Du financement à la diffusion, système aberrant

Récit chronologique, entretiens face caméra, images d’archives : tout est parfaitement conforme aux documentaires appliqués et instructifs que la télévision dite de qualité, diffuse pour un public avide de se cultiver devant son (plus ou moins) petit écran. Sur grand écran, le film ne perd pas ses qualités mais pose néanmoins la question de l’aiguillage de ce type de production. La Beauté du geste n’est qu’un cas parmi d’autres, beaucoup d’autres, dans un système qui nous paraît à tous égards, aberrant. Bien souvent, c’est la source de financement qui détermine le cadre de diffusion. Jugée plus prestigieuse, la salle de cinéma, déjà engorgée de toute part, s’avère avare d’espace pour les films documentaires, à l’exception du sort réservé aux grands cinéastes du genre. Tout le monde est perdant dans cette économie dévoyée. En dehors de quelques festivals, le film devra attendre une diffusion télé pour atteindre son public, les distributeurs s’arrachant les cheveux pour convaincre quelques salles de les programmer et la critique se trouvant fort dépourvue.
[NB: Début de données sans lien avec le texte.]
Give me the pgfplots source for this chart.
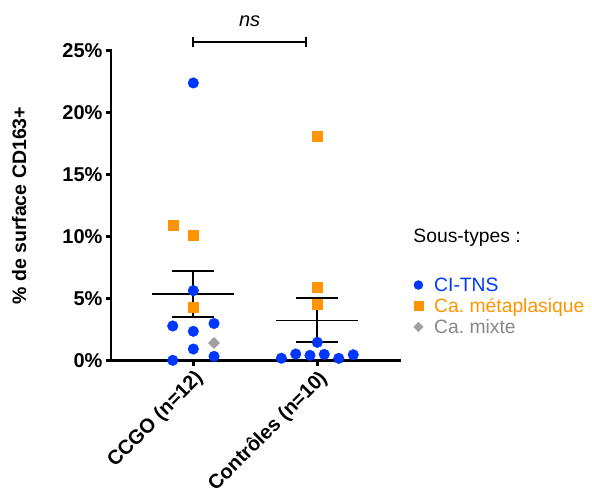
\documentclass[border=0pt]{standalone}
\usepackage{pgfplots}
\pgfplotsset{compat=1.18}
\usepackage{fontspec}
\setmainfont{Liberation Sans}

\definecolor{cblue}{RGB}{0,55,255}
\definecolor{corange}{RGB}{255,148,0}
\definecolor{cgray}{RGB}{160,160,160}
\definecolor{cgraytext}{RGB}{135,135,135}

\begin{document}
\begin{tikzpicture}
\useasboundingbox (-111pt,-132.3pt) rectangle (481pt,360.7pt);
\begin{axis}[
    at={(0,0)}, anchor=south west,
    scale only axis,
    width=289pt, height=310pt,
    xmin=0.336, xmax=2.667,
    ymin=0, ymax=25,
    axis x line*=bottom, axis y line*=left,
    axis line style={line width=2.8pt, line cap=rect},
    every tick/.style={black, line width=2.8pt},
    major tick length=5pt, tick align=outside,
    xtick={1,2},
    xticklabels={CCGO (n=12), Contrôles (n=10)},
    ytick={0,5,10,15,20,25},
    yticklabel={\pgfmathprintnumber{\tick}\%},
    /pgf/number format/assume math mode=true,
    ticklabel style={font=\bfseries\fontsize{20}{24}\selectfont},
    xticklabel style={rotate=45, anchor=north east, inner sep=2pt},
    ylabel={\% de surface CD163+},
    every axis y label/.style={at={(axis description cs:-0.318,0.5)}, rotate=90, anchor=center,
        font=\bfseries\fontsize{19.5}{23}\selectfont},
    clip=false,
    legend style={draw=none, fill=none, at={(axis description cs:1.036,0.176)}, anchor=west,
        font=\fontsize{19.3}{22}\selectfont, row sep=1.5pt,
        nodes={inner sep=2pt},
        /tikz/every odd column/.append style={column sep=9pt}},
    legend cell align=left,
    legend image code/.code={\draw[#1, every mark/.append style={scale=0.85}] plot coordinates {(0.2cm,0cm)};},
]
% CI-TNS
\addplot[only marks, mark=*, mark size=5.3pt, color=cblue, mark options={draw=none, fill=cblue}]
coordinates {
(1,22.4) (1,5.65) (0.834,2.8) (1.167,3.0) (1,2.37) (1,0.94) (1.167,0.35) (0.834,0.03)
(2,1.48) (1.71,0.2) (1.826,0.54) (1.941,0.43) (2.056,0.51) (2.173,0.19) (2.29,0.48)
};
\addlegendentry{\textcolor{cblue}{CI-TNS}}
% Ca. metaplasique
\addplot[only marks, mark=square*, mark size=5.3pt, color=corange, mark options={draw=none, fill=corange}]
coordinates {
(0.839,10.94) (1,10.13) (1,4.33)
(2,18.1) (2,5.94) (2,4.57)
};
\addlegendentry{\textcolor{corange}{Ca.\ métaplasique}}
% Ca. mixte
\addplot[only marks, mark=square*, mark size=4.0pt, color=cgray, mark options={draw=none, fill=cgray, rotate=45}]
coordinates {(1.167,1.43)};
\addlegendentry{\textcolor{cgraytext}{Ca.\ mixte}}

% mean and SEM
\addplot[black, line width=1.8pt, forget plot] coordinates {(0.67,5.37) (1.33,5.37)};
\addplot[black, line width=1.8pt, forget plot] coordinates {(1,3.55) (1,7.26)};
\addplot[black, line width=1.8pt, forget plot] coordinates {(0.83,7.26) (1.17,7.26)};
\addplot[black, line width=1.8pt, forget plot] coordinates {(0.83,3.55) (1.17,3.55)};
\addplot[black, line width=1.8pt, forget plot] coordinates {(1.67,3.25) (2.33,3.25)};
\addplot[black, line width=1.8pt, forget plot] coordinates {(2,1.48) (2,5.03)};
\addplot[black, line width=1.8pt, forget plot] coordinates {(1.83,5.03) (2.17,5.03)};
\addplot[black, line width=1.8pt, forget plot] coordinates {(1.83,1.48) (2.17,1.48)};

% significance bracket
\addplot[black, line width=2.2pt, forget plot] coordinates {(1,25.73) (1.909,25.73)};
\addplot[black, line width=2.2pt, forget plot] coordinates {(1,25.33) (1,26.13)};
\addplot[black, line width=2.2pt, forget plot] coordinates {(1.909,25.33) (1.909,26.13)};
\node[font=\itshape\fontsize{20}{24}\selectfont] at (axis cs:1.4545,27.4) {ns};

\node[anchor=west, font=\fontsize{19.3}{22}\selectfont, inner sep=0pt]
    at (axis description cs:1.046,0.398) {Sous-types :};
\end{axis}
\end{tikzpicture}
\end{document}
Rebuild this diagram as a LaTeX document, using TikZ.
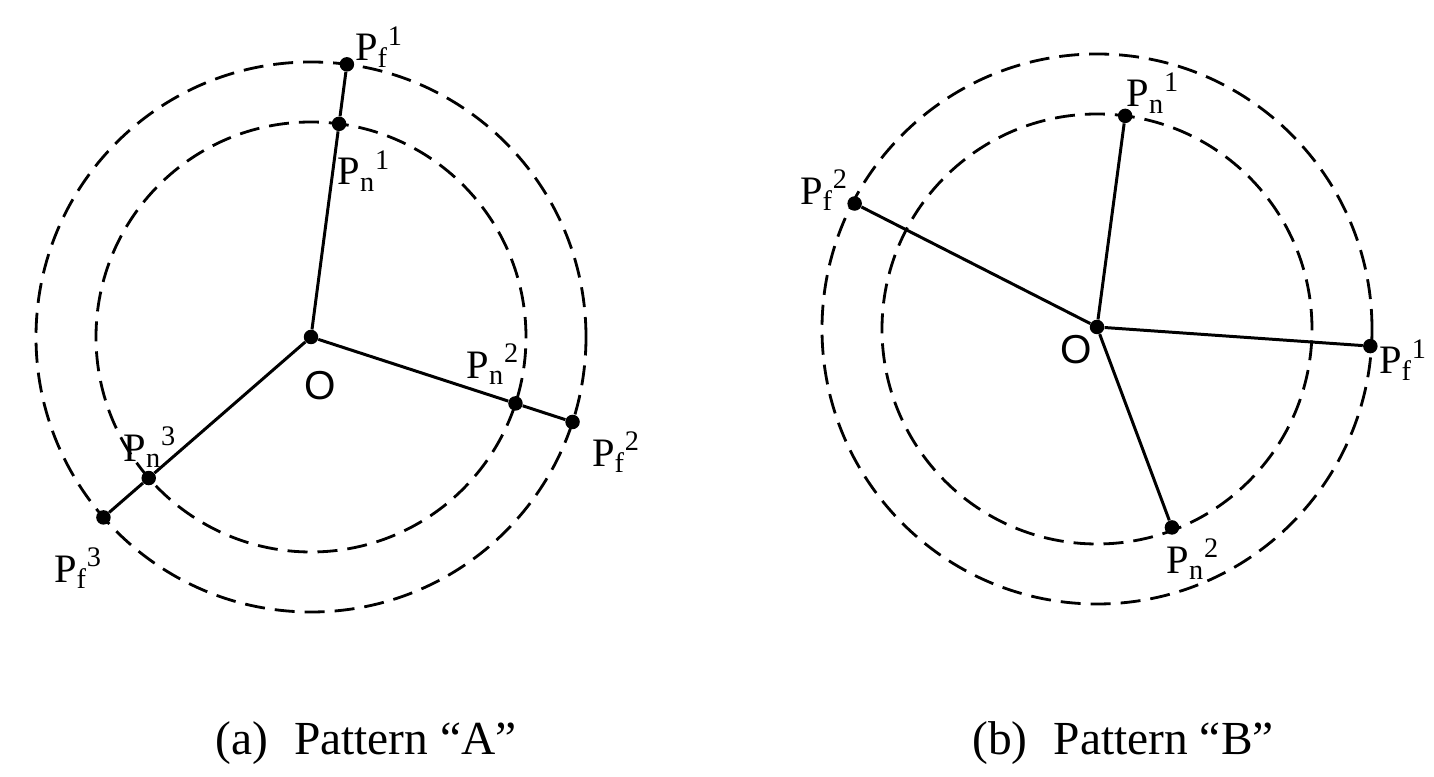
\documentclass[tikz,border=0pt]{standalone}
\usepackage{fontspec}
\setmainfont{Liberation Serif}
\newfontfamily\osans{Liberation Sans}
\usetikzlibrary{positioning}

\newcommand{\Plbl}[2]{P\textsubscript{#1}\textsuperscript{#2}}

\begin{document}
\begin{tikzpicture}[
    x=0.02cm, y=0.02cm,
    pt/.style={circle, fill=black, inner sep=0pt, minimum size=2.9mm},
    ring/.style={line width=1.6pt, dash pattern=on 0.4cm off 0.2cm},
    spoke/.style={line width=1.7pt},
    lbl/.style={inner sep=0pt, font=\fontsize{23}{27}\selectfont},
    olbl/.style={inner sep=0pt, font=\osans\fontsize{23}{27}\selectfont},
    captext/.style={inner sep=0pt, anchor=base, font=\fontsize{27}{32}\selectfont}
  ]
    \useasboundingbox (0,0) rectangle (1434,777);
    % Pattern "A" (left)
    \begin{scope}[shift={(311,440)}]
      \draw[ring] (0,0) circle[radius=275];
      \draw[ring] (0,0) circle[radius=215];
      \node[pt] (Oa) at (0,0) {};
      \node[pt] (Pn1a) at (82.5:215) {};
      \node[pt] (Pf1a) at (82.5:275) {};
      \node[pt] (Pn2a) at (-18:215) {};
      \node[pt] (Pf2a) at (-18:275) {};
      \node[pt] (Pn3a) at (-139:215) {};
      \node[pt] (Pf3a) at (-139:275) {};
      % spokes
      \draw[spoke] (Oa) -- (Pn1a) -- (Pf1a);
      \draw[spoke] (Oa) -- (Pn2a) -- (Pf2a);
      \draw[spoke] (Oa) -- (Pn3a) -- (Pf3a);
      % labels
      \node[olbl] (Oalbl) at (9,-49) {O};
      \node[lbl] (Pf1albl) at (68,290) {\Plbl{f}{1}};
      \node[lbl] (Pn1albl) at (53,166) {\Plbl{n}{1}};
      \node[lbl] (Pn2albl) at (182,-27) {\Plbl{n}{2}};
      \node[lbl] (Pf2albl) at (305,-115) {\Plbl{f}{2}};
      \node[lbl] (Pn3albl) at (-161,-110) {\Plbl{n}{3}};
      \node[lbl] (Pf3albl) at (-233,-231) {\Plbl{f}{3}};
      \node[captext] (capa) at (55,-418) {(a)\hskip0.55em Pattern \textquotedblleft A\textquotedblright};
    \end{scope}
    % Pattern "B" (right)
    \begin{scope}[shift={(1097,450)}]
      \draw[ring] (0,-2) circle[radius=275];
      \draw[ring] (0,-2) circle[radius=215];
      \node[pt] (Ob) at (0,0) {};
      \node[pt] (Pn1b) at (82.4:213) {};
      \node[pt] (Pf2b) at (153:272) {};
      \node[pt] (Pf1b) at (-4:274) {};
      \node[pt] (Pn2b) at (-69.5:214) {};
      % spokes
      \draw[spoke] (Ob) -- (Pn1b);
      \draw[spoke] (Ob) -- (Pf2b);
      \draw[spoke] (Ob) -- (Pf1b);
      \draw[spoke] (Ob) -- (Pn2b);
      % labels
      \node[olbl] (Oblbl) at (-21,-23) {O};
      \node[lbl] (Pn1blbl) at (56,234) {\Plbl{n}{1}};
      \node[lbl] (Pf2blbl) at (-273,137) {\Plbl{f}{2}};
      \node[lbl] (Pf1blbl) at (306,-33) {\Plbl{f}{1}};
      \node[lbl] (Pn2blbl) at (96,-232) {\Plbl{n}{2}};
      \node[captext] (capb) at (26,-428) {(b)\hskip0.55em Pattern \textquotedblleft B\textquotedblright};
    \end{scope}
\end{tikzpicture}
\end{document}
Nous nous trouvons moins confrontés à un problème de qualité qu’à une question de cohérence, voire de paradoxe si l’on songe que le cinéma produit, et valorise mal, ces documents à la chaîne pendant que les plateformes (dont les conditions de visionnage s’apparentent, au mieux, à celles du petit écran) produisent Scorsese, Campion ou Fincher.

Ceci posé, intéressons nous au Ballet royal du Cambodge, inscrit en 2008 au patrimoine immatériel de L’UNESCO.

Apsara, Apsara

Si la danse classique Khmère est devenue le fleuron de la culture cambodgienne dans le monde, elle a connu des hauts et des bas à l’image de l’Histoire de son pays et des soubresauts politiques qui ont jalonné le 20e siècle. Témoin de luxe, la princesse Bapha Devi raconte son propre parcours. Jeune 1ère étoile avant la dictature des khmères rouges, la fille du roi Norodom Sihanouk prend les rênes de la compagnie à son retour d’exil et en restaure le prestige. Le présent du tournage n’est pas daté mais certains indices (dont le décès de la Princesse en 2019) permettent de comprendre que la tournée européenne que le Ballet se prépare à honorer a eu lieu en 2018.

LA BEAUTE DU GESTE

Danse très codifiée, appelée aussi danse Apsara depuis que la princesse a célébré les noces de la nymphe d’Angkor avec le Ballet, elle comporte quatre personnages et cinq gestes principaux autour desquels se déploient les chorégraphies. C’est un opérateur Lumière, Gabriel Veyre, qui le premier enregistra la beauté du geste pour le cinéma. Suivront Marcel Camus (L’Oiseau de paradis, 1962) et Norodom Sihanouk himself (Apsara, 1966). Mais c’est sans doute Auguste Rodin qui œuvra le plus à populariser cet art, lui qui découvrit le Ballet à Paris en 1906, le suivit pendant 6 jours, le temps de produire 150 dessins, prélude à de futures sculptures.

L’installation, qui voit des danseuses contemporaines se fondre dans les dessins du maître, est la meilleure idée de mise en scène du film, assez peu exploitée comme le documentaire survole à peu près tout ce qu’il entreprend. Y compris l’évocation de la période khmère et les témoignages pourtant sidérants d’anciennes danseuses étoiles plongées comme des millions de cambodgien dans l’enfer du manque et de la peur. L’initiative de Mme Van Savay qui créa une école de danse au sein d’un camp de réfugiés porte l’art bien au-delà des reconnaissances de l’UNESCO, à un point d’incandescent que le film, encore une fois, ne fait qu’effleurer, faute de choisir.